Swazis Strike for Democracy
Some 5,000 demonstrators gathered amid tight security in the capital Mbabane to press their grievances against King Mswati III's sweeping powers -- as well as economic issues like plans to tax pensions.
"The government of the day does not have the interests of the nation at heart," said the general secretary of the Swaziland Federation of Trade Unions, Jan Sithole. "This is a struggle for everyone. Even those who are not taking part in this will eventually become involved."
Sithole said the trade union movement would stage two-day stoppages ever other month until Mswati agrees to multiparty elections in October 2008.

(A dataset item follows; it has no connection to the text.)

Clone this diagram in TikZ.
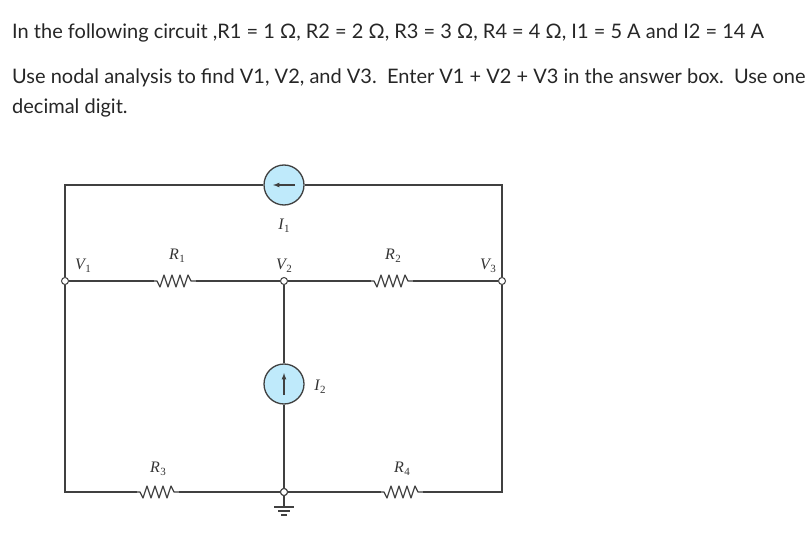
\documentclass[tikz,border=0pt]{standalone}
\usepackage{fontspec}
\setmainfont{Lato}
\newfontfamily\serifit{Liberation Serif}
\newcommand{\lbl}[2]{{\serifit\itshape #1}\kern0.5pt\raisebox{-3pt}{\serifit\fontsize{11}{11}\selectfont #2}}
\begin{document}
\begin{tikzpicture}[x=1pt,y=-1pt,
  wire/.style={draw=black!75,line width=1.2pt},
  src/.style={circle,draw=black!75,line width=1.3pt,fill=cyan!25,minimum size=40pt,inner sep=0pt},
  term/.style={circle,draw=black!75,line width=1pt,fill=white,minimum size=7pt,inner sep=0pt},
  lab/.style={font=\fontsize{16}{16}\selectfont,text=black!80,inner sep=0pt},
  txt/.style={anchor=west,font=\fontsize{20}{24}\selectfont,inner sep=0pt,text=black!85}]
\useasboundingbox (0,0) rectangle (810,537);
\node[txt] (t1) at (12,33) {In the following circuit ,R1 = 1 Ω, R2 = 2 Ω, R3 = 3 Ω, R4 = 4 Ω, I1 = 5 A and I2 = 14 A};
\node[txt] (t2) at (12,78) {Use nodal analysis to find V1, V2, and V3.\ \ Enter V1 + V2 + V3 in the answer box.\ \ Use one};
\node[txt] (t3) at (12,108) {decimal digit.};
% nodes
\node[term] (n1) at (65,281) {};
\node[term] (n2) at (284,281) {};
\node[term] (n3) at (502,281) {};
\node[term] (n0) at (284,492) {};
\coordinate (tl) at (65,185);
\coordinate (tr) at (502,185);
\coordinate (bl) at (65,492);
\coordinate (br) at (502,492);
\node[src] (s1) at (284,185) {};
\node[src] (s2) at (284,384) {};
\draw[wire,-latex] ([xshift=11pt]s1.center) -- ([xshift=-11pt]s1.center);
\draw[wire,-latex] ([yshift=-11pt]s2.center) -- ([yshift=11pt]s2.center);
% wires
\draw[wire] (s1.west) -- (tl) -- (n1.north);
\draw[wire] (s1.east) -- (tr) -- (n3.north);
\draw[wire] (n1.south) -- (bl) -- (br) -- (n3.south);
\draw[wire] (n2.south) -- (s2.north);
\draw[wire] (s2.south) -- (n0.north);
\draw[wire] (n1.east) -- (n2.west);
\draw[wire] (n2.east) -- (n3.west);
% resistors
\foreach \x/\y in {155/281,372/281,138/492,382/492}{
  \fill[white] (\x-1,\y-6) rectangle (\x+41,\y+6);
  \draw[wire,line join=round] (\x-2,\y) -- (\x+2,\y) -- (\x+5,\y+6) -- (\x+9,\y-6) -- (\x+13,\y+6) -- (\x+17,\y-6) -- (\x+21,\y+6) -- (\x+25,\y-6) -- (\x+29,\y+6) -- (\x+33,\y-6)-- (\x+36,\y)--(\x+42,\y);
}
\node[term] at (284,492) {};
% ground
\draw[wire] (n0.south) -- (284,507);
\draw[wire] (274,507) -- (294,507);
\draw[wire] (278,511) -- (290,511);
\draw[wire] (281,515) -- (287,515);
% labels
\node[lab] (lI1) at (284,226) {\lbl{I}{1}};
\node[lab] (lI2) at (320,387) {\lbl{I}{2}};
\node[lab] (lV1) at (83,266) {\lbl{V}{1}};
\node[lab] (lV2) at (284,266) {\lbl{V}{2}};
\node[lab] (lV3) at (488,266) {\lbl{V}{3}};
\node[lab] (lR1) at (177,256) {\lbl{R}{1}};
\node[lab] (lR2) at (393,256) {\lbl{R}{2}};
\node[lab] (lR3) at (158,469) {\lbl{R}{3}};
\node[lab] (lR4) at (402,469) {\lbl{R}{4}};
\end{tikzpicture}
\end{document}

Swaziland has been has been ruled by royal decree since the declaration of a state of emergency in 1973. Mswati has come in for criticism of his lavish spending and love of luxury cars and fine palaces for his 13 wives in a country where an estimated 70 percent live in poverty.
Sithole criticized the fact that the king was recently given a gift of heifers at taxpayers' expense, while people in rural areas went hungry.

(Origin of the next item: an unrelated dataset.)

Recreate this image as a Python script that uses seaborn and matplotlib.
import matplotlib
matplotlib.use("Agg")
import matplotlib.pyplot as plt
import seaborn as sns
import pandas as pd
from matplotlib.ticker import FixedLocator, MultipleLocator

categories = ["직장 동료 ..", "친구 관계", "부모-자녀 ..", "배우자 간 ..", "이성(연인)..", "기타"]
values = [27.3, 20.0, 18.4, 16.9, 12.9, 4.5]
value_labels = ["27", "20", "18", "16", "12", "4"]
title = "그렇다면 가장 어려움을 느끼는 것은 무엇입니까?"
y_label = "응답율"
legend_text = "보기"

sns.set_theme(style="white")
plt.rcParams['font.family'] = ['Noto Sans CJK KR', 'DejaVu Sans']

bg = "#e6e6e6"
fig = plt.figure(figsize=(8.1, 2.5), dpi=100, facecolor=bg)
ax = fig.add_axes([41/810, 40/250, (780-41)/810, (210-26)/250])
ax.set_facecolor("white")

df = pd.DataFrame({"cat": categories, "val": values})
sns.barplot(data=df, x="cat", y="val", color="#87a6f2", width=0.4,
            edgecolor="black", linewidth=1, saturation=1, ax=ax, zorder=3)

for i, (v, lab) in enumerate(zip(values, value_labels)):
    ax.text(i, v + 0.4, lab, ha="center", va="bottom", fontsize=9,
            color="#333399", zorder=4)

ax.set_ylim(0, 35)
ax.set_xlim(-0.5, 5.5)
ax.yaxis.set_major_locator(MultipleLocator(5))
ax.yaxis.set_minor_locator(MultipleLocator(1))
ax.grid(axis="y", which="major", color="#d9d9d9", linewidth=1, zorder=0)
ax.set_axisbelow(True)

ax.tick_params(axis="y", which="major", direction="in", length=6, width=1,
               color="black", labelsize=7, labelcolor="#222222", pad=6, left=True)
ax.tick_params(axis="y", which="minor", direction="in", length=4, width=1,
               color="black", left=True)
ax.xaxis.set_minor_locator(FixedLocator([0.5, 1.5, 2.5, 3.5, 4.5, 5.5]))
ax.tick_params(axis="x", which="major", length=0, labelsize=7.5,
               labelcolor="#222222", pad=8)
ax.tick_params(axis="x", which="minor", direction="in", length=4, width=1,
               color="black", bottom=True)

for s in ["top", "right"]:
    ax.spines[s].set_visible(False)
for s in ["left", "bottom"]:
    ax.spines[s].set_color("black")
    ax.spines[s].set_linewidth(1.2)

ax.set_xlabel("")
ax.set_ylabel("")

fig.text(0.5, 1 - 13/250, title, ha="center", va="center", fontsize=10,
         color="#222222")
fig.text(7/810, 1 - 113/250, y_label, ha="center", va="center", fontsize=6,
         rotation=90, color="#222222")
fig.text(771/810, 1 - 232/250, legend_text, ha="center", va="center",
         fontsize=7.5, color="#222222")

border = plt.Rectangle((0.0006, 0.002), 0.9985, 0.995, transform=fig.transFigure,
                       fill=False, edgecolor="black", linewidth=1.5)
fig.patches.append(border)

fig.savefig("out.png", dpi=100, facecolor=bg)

Swaziland, a largely agricultural country, is regularly battered by drought and crop failure, worsened by one of the world's highest AIDS rates.
Authorities gave Thursday's demonstration the go-ahead and there were only minor skirmishes.
Transport, essential services and government offices kept going -- unlike a similar pro-democracy strike in 1996. But Sithole said the union movement would step up the industrial action if need be in future.
Swaziland has come in for regular criticism from human rights bodies for its lack of political freedoms. A constitution adopted last year did not provide for political parties, despite demands by the pro-democracy movement that the opposition should finally be given a say in national life.